MIDLER v. HEINOWITZ
Superior Court, Appellate Division of New Jersey (1952)
Facts
- A partnership accounting action arose from a dispute between partners regarding the accounting of sales from materials purchased from the Bridgeport Thermostat Company.
- The plaintiff, Midler, filed a complaint on December 20, 1943, prompting an order for an accounting that involved a special master.
- Following the special master's report, the defendant, Heinowitz, raised several objections that were subsequently addressed in the Chancery Division.
- The Chancery Division initially affirmed the special master's findings, with a notable exception concerning the amount to be credited to the joint venture's sales account for the Bridgeport Thermostat materials.
- The trial court ultimately determined that the venture should be credited with $3,863.80 rather than the $10,599.39 recommended by the special master.
- The case was appealed to the Appellate Division, where the judgment was affirmed, leading to a further appeal and affirmation by the Supreme Court.
Issue
- The issue was whether the trial court's determination of the sales account credit amount was appropriate based on the evidence presented regarding the partnership's purchases and sales.
Holding — Eastwood, J.A.D.
- The Appellate Division of the Superior Court of New Jersey held that the trial court's determination to credit the joint venture with $3,863.80 was appropriate and should not be overturned.
Rule
- Partners have a fiduciary duty to maintain clear and accurate accounts, and uncertainties in accounting must be resolved in favor of the beneficiary.
Reasoning
- The Appellate Division reasoned that the trial court properly assessed the evidence regarding the sales from the Bridgeport Thermostat Company materials.
- The court noted that the plaintiff's estimates of unaccounted sales lacked the necessary certainty and reliability, as they were based on memory and not substantiated by adequate records.
- The trial court found that the defendant had accounted for a total of $2,100 in sales, along with additional admitted sales of jars and other items, totaling $3,863.80.
- The court emphasized the unsatisfactory bookkeeping methods employed by the partners and recognized the difficulties in determining a fair amount for the unaccounted materials.
- The court ultimately concluded that the evidence did not support the higher figure proposed by the special master and affirmed the trial court's judgment.
Deep Dive: How the Court Reached Its Decision
Court's Assessment of the Evidence
The Appellate Division assessed the evidence presented regarding the sales account credit for materials purchased from the Bridgeport Thermostat Company. The court highlighted that the plaintiff's estimates of unaccounted sales were primarily based on his memory and lacked the requisite certainty and reliability. The court noted that the plaintiff had not maintained adequate records to support his claims, which significantly undermined the credibility of his testimony. Conversely, the trial court determined that the defendant had substantiated a total of $2,100 in sales, along with additional acknowledged sales of jars and other items. This sum totaled $3,863.80, which the court found to be reasonable given the circumstances of the case. The court further recognized the unsatisfactory bookkeeping methods employed by both partners, complicating the determination of a fair credit amount for the unaccounted materials. Ultimately, the court concluded that the evidence did not justify the higher figure of $10,599.39 proposed by the special master. Therefore, the trial court's judgment was affirmed as the better reflection of the partnership's financial reality.

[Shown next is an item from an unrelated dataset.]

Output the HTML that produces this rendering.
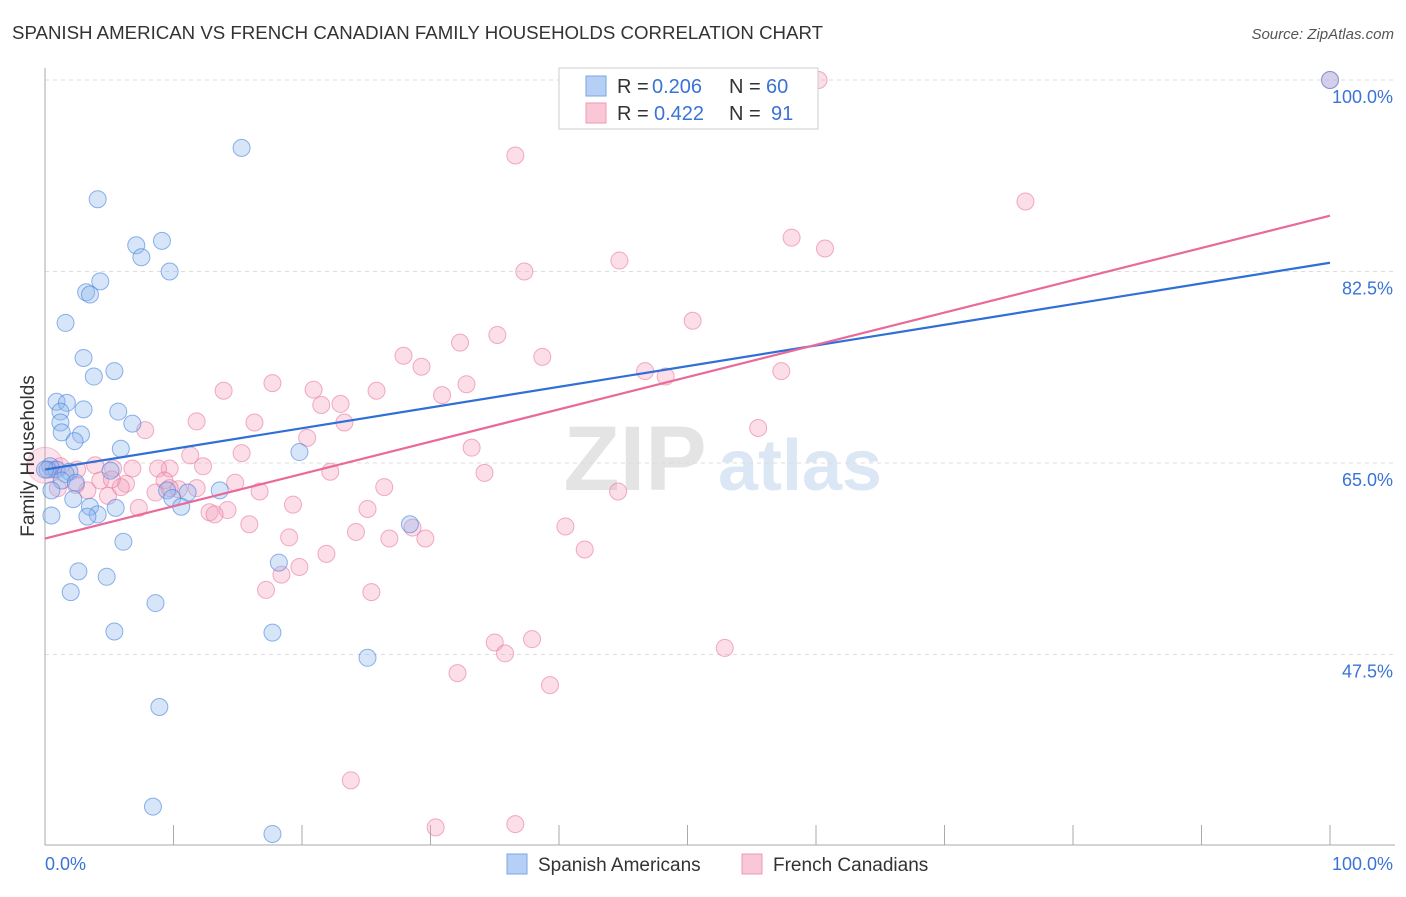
<!DOCTYPE html>
<html><head><meta charset="utf-8"><style>
body{margin:0;background:#fff;font-family:"Liberation Sans",sans-serif}
svg text{font-family:"Liberation Sans",sans-serif}
</style></head><body>
<svg id="chart" width="1406" height="892" xmlns="http://www.w3.org/2000/svg">
<text x="12" y="39" font-size="18.6" fill="#333" textLength="811" lengthAdjust="spacingAndGlyphs">SPANISH AMERICAN VS FRENCH CANADIAN FAMILY HOUSEHOLDS CORRELATION CHART</text>
<text x="1394" y="39" font-size="15" fill="#555" font-style="italic" text-anchor="end">Source: ZipAtlas.com</text>
<g>
<text x="635" y="490" font-size="92" fill="#e4e4e4" font-family="Liberation Serif" text-anchor="middle" font-weight="bold">ZIP</text>
<text x="800" y="490" font-size="72" fill="#dce7f5" text-anchor="middle" font-weight="bold">atlas</text>
</g>
<g id="grid"></g>
<g id="axes"></g>
<g id="pts"></g>
<g id="trends"></g>
<g>
<rect x="559" y="68" width="259" height="61" fill="#fff" stroke="#ccc"/>
<rect x="586" y="76" width="20" height="20" fill="#b6d0f5" stroke="#7aa6e6"/>
<rect x="586" y="103" width="20" height="20" fill="#f9c7d6" stroke="#ef9ab5"/>
<text x="617" y="93" font-size="20" fill="#333">R =</text>
<text x="652" y="93" font-size="20" fill="#3a73d6">0.206</text>
<text x="729" y="93" font-size="20" fill="#333">N =</text>
<text x="766" y="93" font-size="20" fill="#3a73d6">60</text>
<text x="617" y="120" font-size="20" fill="#333">R =</text>
<text x="654" y="120" font-size="20" fill="#3a73d6">0.422</text>
<text x="729" y="120" font-size="20" fill="#333">N =</text>
<text x="771" y="120" font-size="20" fill="#3a73d6">91</text>
</g>
<g>
<rect x="507" y="854" width="20" height="20" fill="#b6d0f5" stroke="#7aa6e6"/>
<text x="538" y="871" font-size="19" fill="#333">Spanish Americans</text>
<rect x="742" y="854" width="20" height="20" fill="#f9c7d6" stroke="#ef9ab5"/>
<text x="773" y="871" font-size="19" fill="#333">French Canadians</text>
</g>
<text transform="translate(34,456) rotate(-90)" font-size="19" fill="#333" text-anchor="middle">Family Households</text>
</svg>
<script>
const yTicks=[100,82.5,65,47.5];
const yTickLabels=["100.0%","82.5%","65.0%","47.5%"];
const xLabels=["0.0%","100.0%"];
const blueX=[15.3,4.1,7.1,9.1,7.5,9.7,4.3,3.2,3.5,1.6,3.0,5.4,3.8,0.9,1.7,3.0,1.2,5.7,1.2,6.8,1.3,2.8,2.3,5.9,19.8,0.4,0.9,1.9,1.6,5.1,1.3,2.4,0.5,9.5,13.6,11.1,2.2,9.9,10.6,3.5,5.5,4.1,3.3,0.5,28.4,6.1,18.2,2.6,4.8,2.0,8.6,5.4,17.7,25.1,8.9,8.4,17.7,100,0.2,0];
const blueY=[93.8,89.1,84.9,85.3,83.8,82.5,81.6,80.6,80.4,77.8,74.6,73.4,72.9,70.6,70.5,69.9,69.7,69.7,68.7,68.6,67.8,67.6,67.0,66.3,66.0,64.7,64.4,64.2,64.0,64.3,63.4,63.2,62.5,62.5,62.5,62.3,61.7,61.8,61.0,61.0,60.9,60.3,60.1,60.2,59.4,57.8,55.9,55.1,54.6,53.2,52.2,49.6,49.5,47.2,42.7,33.6,31.1,100,64.4,64.4];
const pinkX=[100,60.2,36.6,76.3,58.1,60.7,37.3,44.7,50.4,35.2,32.3,27.9,38.7,29.3,46.7,48.3,57.3,17.7,13.9,20.9,25.8,32.8,30.9,21.5,23.0,11.8,16.3,23.3,7.8,20.4,55.5,33.2,15.3,11.3,3.9,9.7,12.3,8.8,5.3,6.8,22.2,34.2,0.6,2.5,9.3,4.3,6.3,14.8,1.0,3.3,5.9,10.4,26.4,16.7,8.6,4.9,44.6,19.3,7.3,14.2,25.1,12.8,13.2,15.9,28.6,40.5,24.2,26.8,29.6,19.0,42.0,21.9,19.8,18.4,17.2,25.4,35.0,37.9,35.8,52.9,32.1,39.3,23.8,30.4,36.6,11.8,2.4,5.2,1.2,9.7,47.5,49.8];
const pinkY=[100,100,93.1,88.9,85.6,84.6,82.5,83.5,78.0,76.7,76.0,74.8,74.7,73.8,73.4,72.9,73.4,72.3,71.6,71.7,71.6,72.2,71.2,70.3,70.4,68.8,68.7,68.7,68.0,67.3,68.2,66.4,65.9,65.7,64.8,64.5,64.7,64.5,64.5,64.5,64.2,64.1,64.4,64.4,63.4,63.4,63.1,63.2,62.7,62.5,62.8,62.6,62.8,62.4,62.3,62.0,62.4,61.2,60.9,60.7,60.8,60.5,60.3,59.4,59.1,59.2,58.7,58.1,58.1,58.2,57.1,56.7,55.5,54.8,53.4,53.2,48.6,48.9,47.6,48.1,45.8,44.7,36.0,31.7,32.0,62.7,63.0,63.5,64.7,62.7,99.5,99.5];
const blueTrend=[64.4,83.3];
const pinkTrend=[58.1,87.6];
const X0=45,X1=1330,Y100=80,YPX=191.5/17.5;
const sx=v=>X0+(X1-X0)*v/100;
const sy=v=>Y100+(100-v)*YPX;
const NS="http://www.w3.org/2000/svg";
function mk(tag,attrs,parent){const e=document.createElementNS(NS,tag);for(const k in attrs)e.setAttribute(k,attrs[k]);parent.appendChild(e);return e;}
const grid=document.getElementById('grid'),axes=document.getElementById('axes'),pts=document.getElementById('pts'),tr=document.getElementById('trends');
yTicks.forEach((t,i)=>{
 const l=mk('line',{x1:X0,x2:1395,y1:sy(t),y2:sy(t),stroke:'#ddd','stroke-dasharray':'4,4'},grid);
 
 
 const tx=mk('text',{x:1393,y:sy(t)+23,'font-size':18,fill:'#3a73d6','text-anchor':'end'},axes);
 tx.textContent=yTickLabels[i];
 
 
});
let a=mk('line',{x1:X0,x2:X0,y1:68,y2:845,stroke:'#aaa'},axes);


a=mk('line',{x1:X0,x2:1395,y1:845,y2:845,stroke:'#aaa'},axes);


for(let i=0;i<=10;i++){
 const t=mk('line',{x1:sx(i*10),x2:sx(i*10),y1:825,y2:845,stroke:'#aaa'},axes);
 
 
}
[[0,'start',45],[100,'end',1393]].forEach((d,i)=>{
 const t=mk('text',{x:d[2],y:870,'font-size':18,fill:'#3a73d6','text-anchor':d[1]},axes);
 t.textContent=xLabels[i];
 
 
});
pinkX.forEach((x,i)=>{
 const c=mk('circle',{cx:sx(x),cy:sy(pinkY[i]),r:8.5,fill:'rgba(244,160,188,0.35)',stroke:'rgba(233,120,158,0.6)','stroke-width':1},pts);
 
 
});
const big=mk('circle',{cx:sx(0),cy:sy(64.8),r:18,fill:'rgba(244,160,188,0.3)',stroke:'rgba(233,120,158,0.4)'},pts);


blueX.forEach((x,i)=>{
 const c=mk('circle',{cx:sx(x),cy:sy(blueY[i]),r:8.5,fill:'rgba(140,180,238,0.35)',stroke:'rgba(70,130,220,0.6)','stroke-width':1},pts);
 
 
});
let l=mk('line',{x1:sx(0),y1:sy(blueTrend[0]),x2:sx(100),y2:sy(blueTrend[1]),stroke:'#2f6fd6','stroke-width':2.2},tr);


l=mk('line',{x1:sx(0),y1:sy(pinkTrend[0]),x2:sx(100),y2:sy(pinkTrend[1]),stroke:'#e8699a','stroke-width':2.2},tr);


</script>
</body></html>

Fiduciary Duty and Accounting Standards
The court emphasized the fiduciary duty that partners owe to one another, particularly in maintaining clear and accurate accounts. It acknowledged that the uncertainties arising from inadequate accounting practices must be resolved in favor of the beneficiary, which, in this case, was the joint venture. The court reiterated the legal principle that when a partner, entrusted with maintaining the books, fails to provide clear records, the burden of proof shifts to that partner when questions about accounting arise. In this case, the defendant had admitted the purchase of materials from the Bridgeport Thermostat Company but had not accounted satisfactorily for the corresponding sales. The court noted that the special master's findings were based on presumptions rather than solid evidence, as the plaintiff's claims were unsubstantiated and primarily speculative in nature. Given these factors, the court upheld the trial court's decision to limit the credit to the joint venture to $3,863.80, as it aligned with the evidentiary standards expected in partnership accounting.
Conclusion and Affirmation of Judgment
The Appellate Division ultimately affirmed the trial court's judgment, which had reduced the special master's recommended credit to the joint venture for the Bridgeport materials. The court found that the trial court had appropriately evaluated the conflicting evidence and determined a fair amount to be credited to the partnership. By recognizing the limitations of both the plaintiff's memory-based estimates and the ineffective accounting practices, the court reinforced the importance of reliable financial records in partnership disputes. The decision underscored the need for partners to adhere to their fiduciary duties, particularly in the context of record-keeping and accountability. Thus, the judgment of $3,863.80 was seen as a reasonable resolution to the accounting challenges faced by the partnership, affirming the trial court's authority and discretion in the matter. The court also noted that the decision was consistent with the legal principles governing partnership accounting and fiduciary relationships.